Niente sconti nel primo filone processuale nato dall’indagine antimafia Caronte. A scegliere il rito abbreviato sono stati dieci imputati. Le richieste di condanna avanzate dai magistrati Antonino Fanara e Agata Santonocito vanno dai dieci anni chiesti per Rosario Bucolo ai due anni per Davide Pappalardo. A decidere sarà il giudice per l’udienza preliminare Francesco D’Arrigo. In un filone separato, con tempi più lunghi, ci sono i nomi eccellenti dell’inchiesta. Su tutti Enzo Ercolano, considerato dagli investigatori «il principale esponente dell’organizzazione», forte di «uno spessore criminale elevatissimo». Nata come una costola dell’indagine Iblis, nell’inchiesta Caronte – oltre agli affari legati al trasporto su gomma – sono emersi gli interessi di Cosa Nostra per i trasporti marittimi e per la politica, con il partito degli autotrasportatori, nato in vista delle elezioni europee del 2009.
Tra i nomi di spessore che hanno scelto il rito abbreviato c’è l’imprenditore Carmelo Motta, accusato di concorso esterno in associazione mafiosa.
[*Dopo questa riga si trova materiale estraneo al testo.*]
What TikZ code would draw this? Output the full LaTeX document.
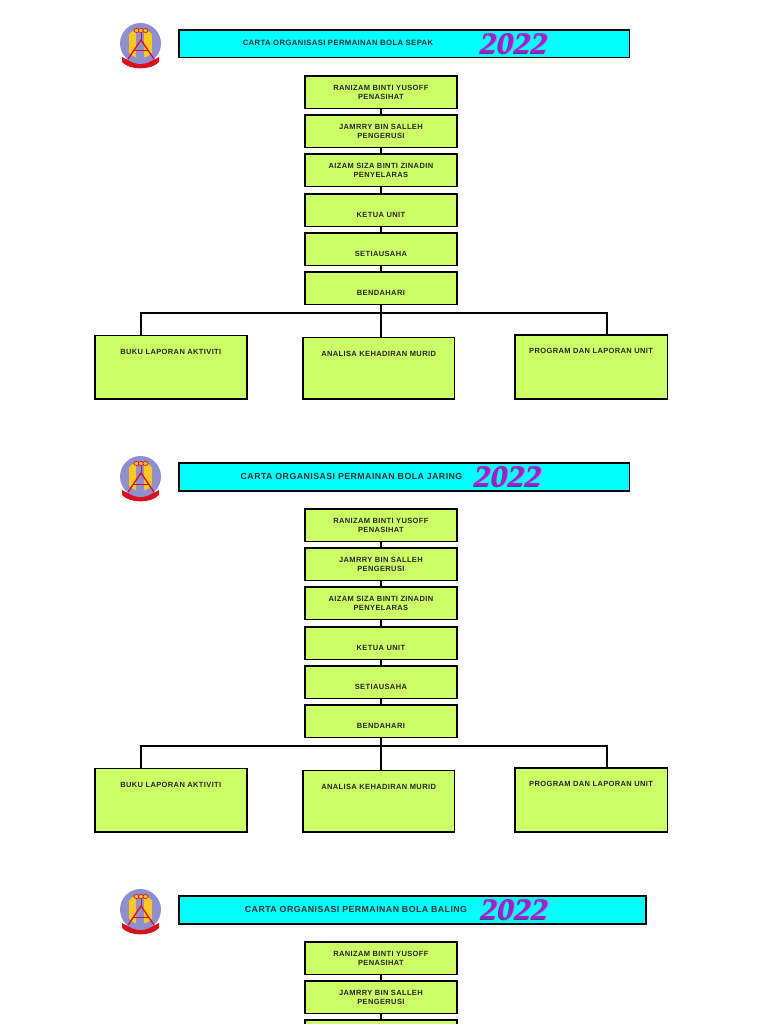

Titolare in passato della Due Emme srl, società che si occupava di commercio al dettaglio di carne. Nel 2009 chiude un affare d’oro, sviluppando un fatturato da quasi tre milioni di euro, per gestire le macellerie in oltre 30 supermercati in diverse provincie siciliane. Negli anni la gestione passa attraverso numerose società, tutte riconducibili a Motta tramite l’intestazione ad alcuni parenti. A finire sotto la lente d’ingrandimento sono stati i suoi rapporti con Rosario Bucolo. Nelle numerose intercettazioni finite nelle carte dell’inchiesta più volte emergerebbero rapporti «tali da permettergli di intercedere – si legge nell’ordinanza di custodia cautelare – in favore di un soggetto sottoposto a estorsione per ottenere che venisse ridotta la somma che questi doveva». Una presunta vittima del pizzo bollata come «un caruso (ragazzo, ndr) che lavora».
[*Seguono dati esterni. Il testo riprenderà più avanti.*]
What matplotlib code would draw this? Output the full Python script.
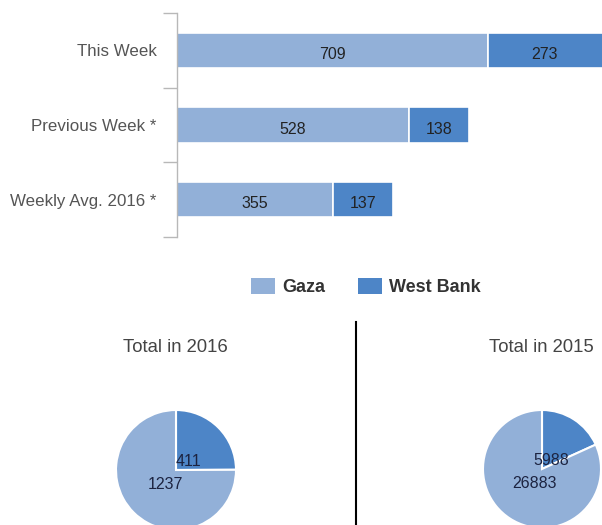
import matplotlib
matplotlib.use("Agg")
import matplotlib.pyplot as plt
from matplotlib.patches import Patch
from matplotlib.lines import Line2D

plt.rcParams["font.family"] = ["Liberation Sans", "DejaVu Sans"]

# data
categories = ["This Week", "Previous Week *", "Weekly Avg. 2016 *"]
gaza = [709, 528, 355]
west_bank = [273, 138, 137]

total_2016 = [411, 1237]   # west bank, gaza
total_2015 = [5988, 26883]

c_gaza = "#92b0d8"
c_wb = "#4d85c7"

W, H = 602, 525
fig = plt.figure(figsize=(W / 100, H / 100), dpi=100)

# bar chart (pixel positions)
ax = fig.add_axes([177 / W, 1 - 237 / H, (W - 177) / W, (237 - 13) / H])
y = list(range(len(categories)))
b1 = ax.barh(y, gaza, height=0.47, color=c_gaza, edgecolor="white", linewidth=1.2)
b2 = ax.barh(y, west_bank, left=gaza, height=0.47, color=c_wb, edgecolor="white", linewidth=1.2)
labs = ax.bar_label(b1, label_type="center", fontsize=11.5, color="#222222")
labs += ax.bar_label(b2, label_type="center", fontsize=11.5, color="#222222")
for t in labs:
    t.xyann = (0, -3)  # numbers sit a little below the middle
ax.set_xlim(0, 969)
ax.set_ylim(2.5, -0.5)
ax.set_yticks(y)
ax.set_yticklabels(categories, fontsize=12.2, color="#555555")
ax.set_yticks([-0.5, 0.5, 1.5, 2.5], minor=True)
ax.tick_params(axis="y", which="major", length=0, pad=14.5)
ax.tick_params(axis="y", which="minor", length=10, width=1, color="#b8b8b8")
ax.set_xticks([])
for s in ["top", "right", "bottom"]:
    ax.spines[s].set_visible(False)
ax.spines["left"].set_color("#b8b8b8")
ax.spines["left"].set_linewidth(1)

# legend
handles = [Patch(facecolor=c_gaza, label="Gaza"), Patch(facecolor=c_wb, label="West Bank")]
fig.legend(handles=handles, loc="center", bbox_to_anchor=(366 / W, 1 - 287 / H), ncol=2,
           frameon=False, prop={"weight": "bold", "size": 13}, labelcolor="#333333",
           handlelength=1.33, handleheight=1.05, handletextpad=0.4, columnspacing=1.8)

# divider
fig.add_artist(Line2D([356 / W, 356 / W], [0, 1 - 322 / H], color="black", lw=1.5))

# pies
def draw_pie(vals, cx, cy, r, title, tx, off):
    fig.text(tx / W, 1 - 348 / H, title, ha="center", va="center", fontsize=13.3, color="#444444")
    pa = fig.add_axes([(cx - r) / W, 1 - (cy + r) / H, 2 * r / W, 2 * r / H])
    pa.pie(vals, colors=[c_wb, c_gaza], startangle=90, counterclock=False, radius=1,
           wedgeprops={"edgecolor": "white", "linewidth": 1.5})
    pa.set_xlim(-1, 1)
    pa.set_ylim(-1, 1)
    for v, (dx, dy) in zip(vals, off):
        pa.text(dx, dy, str(v), ha="center", va="center", fontsize=11.5, color="#1c2340")

draw_pie(total_2016, 176, 470, 60, "Total in 2016", 175, [(0.2, 0.15), (-0.18, -0.24)])
draw_pie(total_2015, 542, 469, 59, "Total in 2015", 541, [(0.16, 0.15), (-0.12, -0.24)])

fig.savefig("out.png", dpi=100)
Rosario Bucolo – per cui è stata chiesta la condanna di dieci anni, la più alta tra gli imputati dell’abbreviato – è una vecchia conoscenza delle forze dell’ordine. Accusato di associazione mafiosa, è stato tirato in ballo da numerosi collaboratori di giustizia. Bucolo negli anni sarebbe stato una delle spalle fidate di Vincenzo Aiello, il capo provinciale della famiglia mafiosa dei Santapaola-Ercolano. Il suo compito all’interno del clan sarebbe stato quello di scortarlo armato in ogni spostamento. Una fiducia che veniva ricambiata dal boss santapaoliano. Nel 2009 Bucolo viene chiamato a risolvere una questione con il clan dei Cappello, nata per il punto vendita a marchio Eurospin di Corso Indipendenza a Catania.
Nella lista degli imputati c’è anche l’imprenditore calabrese Giovanni Malavenda, accusato di concorso esterno in associazione mafiosa. Lui, come Carmelo Motta, si occupa della lavorazione e trasformazione della carne. Un «imprenditore protetto da Cosa Nostra catanese», secondo i magistrati Antonino Fanara e Agata Santonocito, «che ne curava gli interessi in Sicilia intervenendo quando c’erano da risolvere problemi con altre organizzazioni criminali». Il tutto dietro il pagamento di somme di denaro. L’imprenditore nel 2006 concludeva numerosi contratti con Eurospin Sicilia srl per la gestione di numerose macellerie nei supermercati. Rapporti commerciali che si sarebbero allargati anche con Carmelo Motta come dimostrerebbero alcune movimentazioni bancarie e un conto corrente.
Le richieste di pena: Rosario Bucolo (10 anni), Luigi Calascibetta (8 anni e 6mila euro di multa), Alfio Catania (8 anni), Santo Floridia (2 anni), Giovanni Malavenda (8 anni), Cesare Marletta (9 anni), Carmelo Motta (4 anni e 6 mesi), Giovanni Pastoia (2 anni e 7 mesi), Davide Pappalardo (2 anni), Natale Raccuia (9 anni e 4 mesi).